I was approached by my agent, who said they were interested in me for Mr. Robot. Then I binge-watched the show and I was like, uh, I would like this. Show me how I’m gonna fit in there, but yeah, I would love it. So I talked with [Mr. Robot creator Sam Esmail], and he explained to me what he wanted in the character without fully telling me what the whole character’s thing was, so it’s all secretive. Very under wraps.
That must be a very different experience than, say, being in a Judd Apatow movie.
Yeah, absolutely. First of all, the monologues. I probably have more words to say in Mr. Robot than I’ve had in my entire career put together.

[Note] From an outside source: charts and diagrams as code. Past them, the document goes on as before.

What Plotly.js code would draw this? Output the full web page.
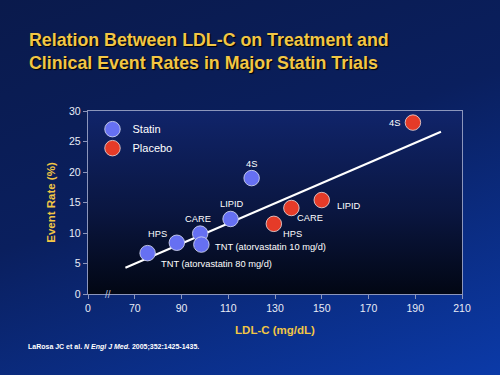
<!DOCTYPE html>
<html>
<head>
<meta charset="utf-8">
<script src="https://cdn.plot.ly/plotly-3.0.1.min.js"></script>
<style>
  html, body { margin: 0; padding: 0; width: 500px; height: 375px; overflow: hidden; }
  body { background: linear-gradient(160deg, #0a1a4c 0%, #0a1f5e 45%, #0b3aa8 100%); position: relative; }
  #plotbg { position: absolute; left: 88px; top: 111px; width: 374px; height: 183px;
            background: linear-gradient(to bottom, #10246a 0%, #0a1640 55%, #020714 100%); }
  #chart { position: absolute; left: 0; top: 0; width: 500px; height: 375px; }
</style>
</head>
<body>
<div id="plotbg"></div>
<div id="chart"></div>
<script>
// Data (x = LDL-C mg/dL, y = event rate %)
const statinLabels = ["TNT (atorvastatin 80 mg/d)", "HPS", "CARE", "TNT (atorvastatin 10 mg/d)", "LIPID", "4S"];
const statinLDL    = [75.5, 88, 98, 98.5, 111, 120];
const statinRate   = [6.7, 8.4, 9.9, 8.1, 12.3, 19.0];

const placeboLabels = ["HPS", "CARE", "LIPID", "4S"];
const placeboLDL    = [129.5, 137, 150, 189];
const placeboRate   = [11.5, 14.1, 15.4, 28.1];

const fitLDL  = [66, 201];
const fitRate = [4.3, 26.6];

// Broken axis: the "0" tick is drawn where 50 would be
const xTickVals = [50, 70, 90, 110, 130, 150, 170, 190, 210];
const xTickText = ["0", "70", "90", "110", "130", "150", "170", "190", "210"];
const yTickVals = [0, 5, 10, 15, 20, 25, 30];

// Label placement (styling): anchor and pixel offsets from each point
const statinAnchor = ["left", "center", "center", "left", "center", "center"];
const statinDX     = [11.5, -19, -2, 11.5, 1.5, 0];
const statinDY     = [-10.5, 8.5, 14.5, -2.5, 15, 14.5];
const placeboAnchor = ["center", "center", "left", "right"];
const placeboDX     = [18.5, 18.5, 13, -10.5];
const placeboDY     = [-10.5, -10.5, -6, 0];

const FONT = '"Liberation Sans", Arial, sans-serif';
const YELLOW = '#F2C645';

const traces = [
  {
    x: fitLDL, y: fitRate, type: 'scatter', mode: 'lines',
    line: { color: '#ffffff', width: 2 }, showlegend: false, hoverinfo: 'skip'
  },
  {
    name: 'Statin', x: statinLDL, y: statinRate, type: 'scatter', mode: 'markers',
    marker: { size: 15.5, color: '#6670F2', line: { color: 'rgba(210,215,240,0.85)', width: 1 } }
  },
  {
    name: 'Placebo', x: placeboLDL, y: placeboRate, type: 'scatter', mode: 'markers',
    marker: { size: 15.5, color: '#E53B28', line: { color: 'rgba(230,210,210,0.85)', width: 1 } }
  }
];

function labelAnns(labels, xs, ys, anchors, dxs, dys) {
  return labels.map((t, i) => ({
    text: t, x: xs[i], y: ys[i], xref: 'x', yref: 'y', showarrow: false,
    xanchor: anchors[i], yanchor: 'middle', xshift: dxs[i], yshift: dys[i],
    font: { family: FONT, size: 9.3, color: '#ffffff' }
  }));
}

const axisCommon = {
  showgrid: false, zeroline: false, showline: true, mirror: true,
  linecolor: '#8c96bc', linewidth: 1.2,
  ticks: 'outside', ticklen: 4, tickcolor: '#8c96bc',
  tickfont: { family: FONT, size: 10.5, color: '#e8ecf6' }
};

const layout = {
  width: 500, height: 375,
  margin: { l: 88, r: 38, t: 111, b: 81 },
  paper_bgcolor: 'rgba(0,0,0,0)', plot_bgcolor: 'rgba(0,0,0,0)',
  title: {
    text: 'Relation Between LDL-C on Treatment and<br>Clinical Event Rates in Major Statin Trials',
    x: 0.058, xanchor: 'left', xref: 'container',
    y: 1 - 46 / 375, yanchor: 'top', yref: 'container',
    font: { family: FONT, size: 17.8, color: YELLOW, weight: 'bold', shadow: '1px 1px 1px #000' }
  },
  xaxis: Object.assign({}, axisCommon, {
    range: [50, 210], tickmode: 'array', tickvals: xTickVals, ticktext: xTickText,
    title: { text: 'LDL-C (mg/dL)', standoff: 13,
             font: { family: FONT, size: 11.5, color: YELLOW, weight: 'bold' } }
  }),
  yaxis: Object.assign({}, axisCommon, {
    range: [0, 30], tickmode: 'array', tickvals: yTickVals,
    title: { text: 'Event Rate (%)', standoff: 11,
             font: { family: FONT, size: 11.5, color: YELLOW, weight: 'bold' } }
  }),
  showlegend: true,
  legend: {
    x: 0.012, xanchor: 'left', y: 0.98, yanchor: 'top',
    bgcolor: 'rgba(0,0,0,0)', borderwidth: 0,
    font: { family: FONT, size: 11, color: '#ffffff' },
    itemwidth: 30, tracegroupgap: 0
  },
  annotations: [].concat(
    labelAnns(statinLabels, statinLDL, statinRate, statinAnchor, statinDX, statinDY),
    labelAnns(placeboLabels, placeboLDL, placeboRate, placeboAnchor, placeboDX, placeboDY),
    [
      {
        text: '//', x: 58.5, y: 0, xref: 'x', yref: 'y', showarrow: false,
        xanchor: 'center', yanchor: 'middle',
        font: { family: FONT, size: 10, color: '#b8c0dc' }
      },
      {
        text: 'LaRosa JC et al. <i>N Engl J Med.</i> 2005;352:1425-1435.',
        xref: 'paper', yref: 'paper', x: -0.165, y: -0.29,
        xanchor: 'left', yanchor: 'middle', showarrow: false,
        font: { family: FONT, size: 7, color: '#ffffff', weight: 'bold' }
      }
    ]
  )
};

Plotly.newPlot('chart', traces, layout, { displayModeBar: false, staticPlot: true });
</script>
</body>
</html>
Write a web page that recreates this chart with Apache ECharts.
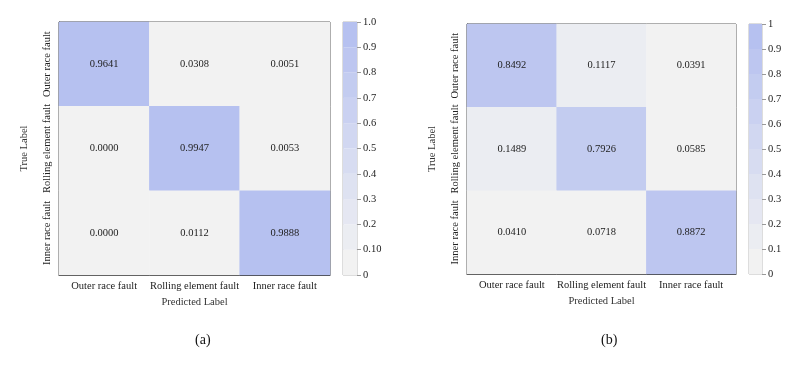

Back to Morris: Was this actually filmed in Germany? How was that?
Yeah. Amazing. My first time in Germany. We started off in Heidelberg, which is this quaint, nice town. The Germans, they shoot just like the Americans, except for, if it’s a 10-hour day, they’re leaving at 5. You don’t go to 5:30, 6, 7. No. And then we had a fest for everything. Like, when I got there, it was the middle of the shoot, so we had a Middle of the Shoot Fest. And then when we were leaving Heidelberg a week later, it was Heidelberg Fest. And then when I left a week later, there was Craig Fest. It was awesome.
What happened at Craig Fest?
We all got together and drank and ate and danced a little bit. I played the piano a lot.
You have such great chemistry with Markees Christmas, who plays Morris. What was your off-screen relationship with him like?
I was like a big brother. He’s a great kid. Everything is just brand new to him. His first time on a plane, first time in Germany, first movie. He handled it like a pro, but with this really big-kid smile.
Why should people see this movie?
Especially in this climate that we’re in nowadays, we’re all on the same team. We need each other. It’s a nice reminder of that. To trust each other, respect each other, and that we do need each other and we’re better off when we work together.